Harrison Ford didn’t get Spielberg’s initial ‘Indiana Jones’ pitch: ‘What am I going to do with a f—ing whip?’
You call this fashion?
In an interview with GQ magazine, Harrison Ford recalled his initial confusion over the outfit he’d be expected to wear as Indiana Jones, back when Steven Spielberg’s “Raiders of the Lost Ark” (1981) was still in the development phase.
“It was presented to me as an aspect of character in the first film,” Ford said. “My questions about it were many. ‘Why am I wearing a leather jacket in the jungle? Isn’t it hot here? Why am I carrying a whip? What am I going to do with a f—ing whip? I’m going to whip people?’ ”
That leather jacket, bullwhip and Indy’s pinch-front fedora would soon find a permanent place in Hollywood costume history — similar to the scars Ford sustained from stapling the hat to his head so it wouldn’t fly off during action scenes.
Ford donned the get-up for the last time in the fifth and final film of the franchise, “Indiana Jones and the Dial of Destiny.”
The man who brought Indiana Jones to life has received praise for stepping back into the character as an octogenarian, but the film otherwise received mixed reviews, and has been struggling at the box office.

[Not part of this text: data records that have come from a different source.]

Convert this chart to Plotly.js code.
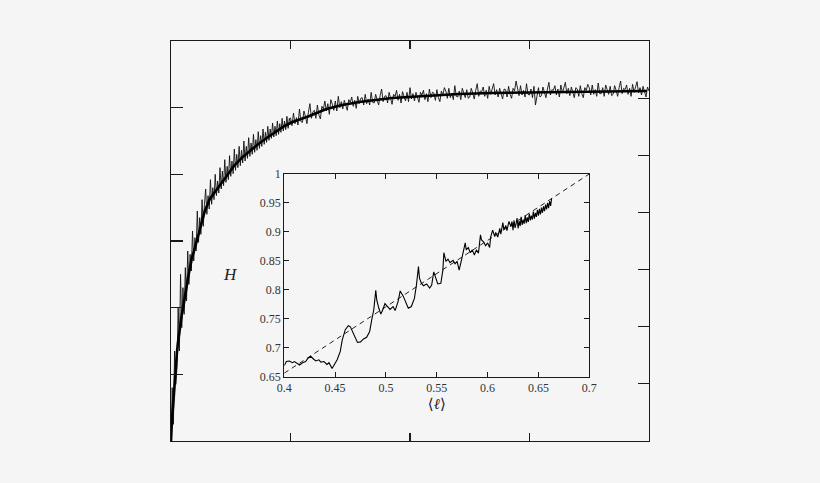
<!DOCTYPE html>
<html>
<head>
<meta charset="utf-8">
<script src="https://cdn.plot.ly/plotly-3.0.1.min.js"></script>
<style>html,body{margin:0;padding:0;background:#f5f5f5;}#chart{width:820px;height:483px;}</style>
</head>
<body>
<div id="chart"></div>
<script>
// Main plot: smooth (averaged) curve
const smoothX = [0, 0.0025, 0.008, 0.017, 0.025, 0.033, 0.042, 0.05, 0.058, 0.067, 0.075, 0.083, 0.092, 0.1, 0.108, 0.125, 0.142, 0.158, 0.175, 0.2, 0.217, 0.242, 0.258, 0.283, 0.325, 0.367, 0.408, 0.467, 0.533, 0.6, 0.658, 0.742, 0.825, 0.883, 0.95, 1.017, 1.158, 1.3, 1.433, 1.575, 1.85, 2.133, 2.408, 2.683, 3.242, 3.983];
const smoothY = [0, 0.165, 0.315, 0.51, 0.735, 0.945, 1.14, 1.335, 1.47, 1.605, 1.725, 1.83, 1.92, 1.98, 2.085, 2.25, 2.445, 2.595, 2.745, 2.895, 3.015, 3.18, 3.285, 3.45, 3.63, 3.735, 3.84, 3.975, 4.14, 4.26, 4.35, 4.47, 4.575, 4.65, 4.725, 4.785, 4.875, 4.98, 5.04, 5.085, 5.145, 5.175, 5.205, 5.22, 5.235, 5.25];

// Main plot: raw (noisy) curve, early part (start 0, step 0.01)
const rawEarlyStart = 0, rawEarlyStep = 0.01;
const rawEarlyY = [0.0, 0.8, 0.25, 1.35, 0.85, 1.1, 2.0, 1.35, 2.5, 1.7,
  2.3, 1.9, 2.6, 2.1, 2.85, 2.35, 2.8, 2.55, 3.15, 2.7,
  3.05, 2.85, 3.45, 2.98, 3.35, 3.1, 3.62, 3.22, 3.55, 3.78,
  3.4, 3.68, 3.48, 3.92, 3.55, 3.8, 3.62, 4.0, 3.68, 3.9,
  3.72, 4.1, 3.78, 4.05, 3.83, 4.22, 3.88, 4.12, 3.92, 4.28,
  3.97, 4.2, 4.01, 4.38, 4.06, 4.3, 4.1, 4.42, 4.13, 4.36,
  4.17, 4.5, 4.2, 4.42, 4.24, 4.55, 4.27, 4.47, 4.3, 4.6,
  4.33, 4.52, 4.36, 4.64, 4.39, 4.58, 4.42, 4.68, 4.45, 4.63,
  4.48, 4.72, 4.51, 4.68, 4.54, 4.77, 4.56, 4.72, 4.58, 4.8,
  4.6, 4.76, 4.63, 4.84, 4.65, 4.8, 4.67, 4.87, 4.69, 4.84, 4.78];

// Main plot: raw (noisy) curve, late part (start 1.0, step 0.0125)
const rawLateStart = 1.0, rawLateStep = 0.0125;
const rawLateY = [
  4.85, 4.73, 4.92, 4.76, 4.85, 4.74, 4.98, 4.79,
  4.78, 4.95, 4.87, 4.76, 4.93, 5.06, 4.84, 4.94,
  4.96, 4.84, 5.04, 4.89, 4.83, 5.02, 4.98, 5.10,
  4.95, 5.06, 4.90, 5.12, 5.05, 4.96, 5.10, 4.95,
  5.17, 5.00, 5.09, 4.98, 5.11, 5.04, 4.96, 5.12,
  5.08, 5.16, 5.02, 5.11, 4.99, 5.17, 5.06, 5.14,
  5.15, 5.04, 5.20, 5.06, 5.13, 5.04, 5.23, 5.08,
  5.07, 5.20, 5.13, 5.04, 5.18, 5.28, 5.09, 5.17,
  5.18, 5.07, 5.23, 5.11, 5.05, 5.20, 5.17, 5.26,
  5.11, 5.20, 5.07, 5.24, 5.18, 5.10, 5.23, 5.09,
  5.30, 5.13, 5.21, 5.10, 5.23, 5.16, 5.08, 5.23,
  5.19, 5.26, 5.12, 5.21, 5.09, 5.28, 5.15, 5.23,
  5.22, 5.11, 5.27, 5.15, 5.09, 5.25, 5.19, 5.30,
  5.25, 5.14, 5.29, 5.15, 5.22, 5.12, 5.33, 5.17,
  5.16, 5.25, 5.12, 5.29, 5.23, 5.15, 5.27, 5.14,
  5.16, 5.29, 5.22, 5.13, 5.26, 5.36, 5.17, 5.25,
  5.24, 5.31, 5.17, 5.26, 5.14, 5.32, 5.20, 5.27,
  5.36, 5.19, 5.27, 5.16, 5.29, 5.21, 5.13, 5.28,
  5.27, 5.16, 5.32, 5.20, 5.14, 5.29, 5.25, 5.40,
  5.29, 5.18, 5.33, 5.19, 5.26, 5.16, 5.36, 5.20,
  5.19, 5.28, 5.15, 5.32, 5.04, 5.18, 5.30, 5.16,
  5.18, 5.31, 5.24, 5.15, 5.28, 5.38, 5.19, 5.27,
  5.26, 5.33, 5.19, 5.28, 5.16, 5.34, 5.22, 5.29,
  5.38, 5.21, 5.29, 5.18, 5.31, 5.23, 5.15, 5.30,
  5.28, 5.17, 5.33, 5.21, 5.15, 5.30, 5.26, 5.35,
  5.30, 5.19, 5.34, 5.20, 5.27, 5.17, 5.37, 5.21,
  5.21, 5.30, 5.17, 5.34, 5.28, 5.20, 5.32, 5.18,
  5.20, 5.33, 5.26, 5.17, 5.30, 5.40, 5.21, 5.29,
  5.27, 5.34, 5.20, 5.29, 5.17, 5.35, 5.23, 5.30,
  5.39, 5.22, 5.30, 5.19, 5.32, 5.24, 5.16, 5.31,
  5.25];

// Inset: H versus <l>
const insetX = [0.400,0.402,0.405,0.408,0.410,0.413,0.415,0.418,0.421,0.423,0.426,0.429,0.431,0.434,0.436,0.439,0.442,0.444,0.447,0.449,
  0.452,0.455,0.457,0.460,0.463,0.465,0.467,0.470,0.472,0.475,0.478,0.481,0.484,0.486,0.488,0.490,0.491,0.493,0.495,0.497,
  0.499,0.501,0.504,0.507,0.509,0.512,0.514,0.517,0.520,0.522,0.525,0.528,0.530,0.532,0.533,0.535,0.537,0.540,0.543,0.545,
  0.547,0.549,0.551,0.554,0.556,0.557,0.559,0.561,0.563,0.566,0.568,0.570,0.572,0.574,0.576,0.578,0.579,0.581,0.583,0.585,
  0.587,0.589,0.591,0.593,0.594,0.596,0.598,0.600,0.602,0.603,0.605,0.607,0.608,0.610,0.612,0.613,0.615,0.616,0.618,0.619,
  0.621,0.623,
  0.624,0.625,0.626,0.627,0.628,0.629,0.630,0.631,0.632,0.633,0.634,0.635,0.636,0.637,0.638,0.639,0.640,0.641,0.642,0.643,
  0.644,0.645,0.646,0.647,0.648,0.649,0.650,0.651,0.652,0.653,0.654,0.655,0.656,0.657,0.658,0.659,0.660,0.661,0.662,0.663];
const insetY = [0.669,0.676,0.677,0.674,0.676,0.673,0.670,0.674,0.676,0.681,0.685,0.680,0.677,0.679,0.675,0.676,0.671,0.674,0.664,0.670,
  0.679,0.693,0.713,0.731,0.738,0.736,0.728,0.716,0.709,0.710,0.715,0.718,0.728,0.748,0.765,0.799,0.782,0.768,0.758,0.766,
  0.776,0.772,0.766,0.771,0.764,0.780,0.798,0.789,0.778,0.768,0.771,0.785,0.808,0.840,0.820,0.811,0.807,0.810,0.803,0.808,
  0.831,0.820,0.810,0.811,0.834,0.864,0.849,0.853,0.847,0.851,0.845,0.849,0.834,0.849,0.866,0.881,0.869,0.873,0.864,0.869,
  0.860,0.869,0.863,0.895,0.886,0.883,0.876,0.881,0.873,0.891,0.903,0.892,0.899,0.891,0.906,0.896,0.916,0.904,0.911,0.902,
  0.918,0.909,
  0.918,0.903,0.920,0.907,0.914,0.924,0.906,0.919,0.910,0.926,0.912,0.921,0.914,0.929,0.915,0.925,0.917,0.931,0.920,0.928,
  0.921,0.935,0.923,0.933,0.926,0.938,0.928,0.940,0.930,0.942,0.933,0.944,0.936,0.947,0.939,0.950,0.941,0.953,0.945,0.958];

// Inset: dashed reference line
const fitX = [0.4, 0.7];
const fitY = [0.656, 1.0];

const insetXTitle = '⟨<i>ℓ</i>⟩';
const insetYTitle = '<i>H</i>';

const ink = '#1a1a1a';
const serif = 'Liberation Serif, DejaVu Serif, serif';

const traces = [
  {y: rawEarlyY, x0: rawEarlyStart, dx: rawEarlyStep, xaxis: 'x', yaxis: 'y', type: 'scatter', mode: 'lines',
   line: {color: '#111', width: 0.9}, hoverinfo: 'skip'},
  {y: rawLateY, x0: rawLateStart, dx: rawLateStep, xaxis: 'x', yaxis: 'y', type: 'scatter', mode: 'lines',
   line: {color: '#111', width: 0.9}, hoverinfo: 'skip'},
  {x: smoothX, y: smoothY, xaxis: 'x', yaxis: 'y', type: 'scatter', mode: 'lines',
   line: {color: '#000', width: 2.6}, hoverinfo: 'skip'},
  // invisible copy bound to the right-hand tick axis so that axis is drawn
  {x: smoothX, y: smoothY, xaxis: 'x', yaxis: 'y3', type: 'scatter', mode: 'lines',
   line: {color: 'rgba(0,0,0,0)', width: 0}, hoverinfo: 'skip'},
  {x: fitX, y: fitY, xaxis: 'x2', yaxis: 'y2', type: 'scatter', mode: 'lines',
   line: {color: '#222', width: 1, dash: '5px,4px'}, hoverinfo: 'skip'},
  {x: insetX, y: insetY, xaxis: 'x2', yaxis: 'y2', type: 'scatter', mode: 'lines',
   line: {color: '#000', width: 1.1}, hoverinfo: 'skip'}
];

const layout = {
  width: 820, height: 483,
  margin: {l: 171, r: 171, t: 41, b: 42, pad: 0},
  paper_bgcolor: '#f5f5f5', plot_bgcolor: '#f5f5f5',
  showlegend: false,
  font: {family: serif, color: '#333', size: 12},
  xaxis: {domain: [0, 1], range: [0, 4], dtick: 1, tick0: 0, ticks: 'inside', ticklen: 8, tickwidth: 1.2,
    tickcolor: ink, showline: true, linecolor: ink, linewidth: 1.4, mirror: 'ticks',
    showticklabels: false, showgrid: false, zeroline: false, fixedrange: true},
  yaxis: {domain: [0, 1], range: [0, 6], dtick: 1, tick0: 0, ticks: 'inside', ticklen: 12, tickwidth: 1.2,
    tickcolor: ink, showline: true, linecolor: ink, linewidth: 1.4, mirror: true,
    showticklabels: false, showgrid: false, zeroline: false, fixedrange: true},
  yaxis3: {overlaying: 'y', side: 'right', anchor: 'x', range: [0, 7], dtick: 1, tick0: 0,
    ticks: 'inside', ticklen: 11, tickwidth: 1.2, tickcolor: ink, showline: false,
    showticklabels: false, showgrid: false, zeroline: false, fixedrange: true},
  xaxis2: {domain: [0.237, 0.875], anchor: 'y2', range: [0.4, 0.7], dtick: 0.05, tick0: 0.4,
    ticks: 'inside', ticklen: 5, tickwidth: 1, tickcolor: ink, showline: true, linecolor: ink, linewidth: 1.1,
    mirror: 'ticks', showgrid: false, zeroline: false, fixedrange: true,
    tickfont: {family: serif, size: 12, color: '#333'},
    title: {text: insetXTitle, font: {family: 'DejaVu Serif, serif', size: 15, color: '#222'}, standoff: 4}},
  yaxis2: {domain: [0.161, 0.6675], anchor: 'x2', range: [0.65, 1.0], dtick: 0.05, tick0: 0.65,
    ticks: 'inside', ticklen: 5, tickwidth: 1, tickcolor: ink, showline: true, linecolor: ink, linewidth: 1.1,
    mirror: 'ticks', showgrid: false, zeroline: false, fixedrange: true,
    tickfont: {family: serif, size: 12, color: '#333'}},
  annotations: [
    {text: insetYTitle, xref: 'paper', yref: 'paper', x: 0.1255, y: 0.4175, xanchor: 'center', yanchor: 'middle',
     showarrow: false, font: {family: serif, size: 17, color: '#222'}}
  ]
};

Plotly.newPlot('chart', traces, layout, {staticPlot: true, displayModeBar: false});
</script>
</body>
</html>
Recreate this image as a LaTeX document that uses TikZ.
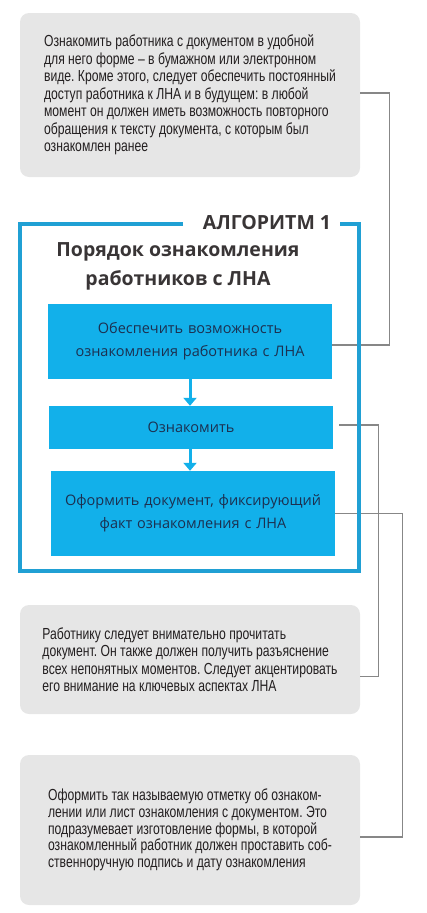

The actor made it no secret throughout the film’s press tour that embracing Indy’s age, and his own, is the point of the film.
“I wanted to make a film about the end of his life,” Ford told GQ. “I wanted to see all of the development of his personality that we’ve seen. And then I wanted to see him after the passage of the 15 years that actually exists between the last film that we did and this one.
“I’m an older man. I would like the audience to appreciate that in the context of his life, and to see what effect time has on the character,” he said.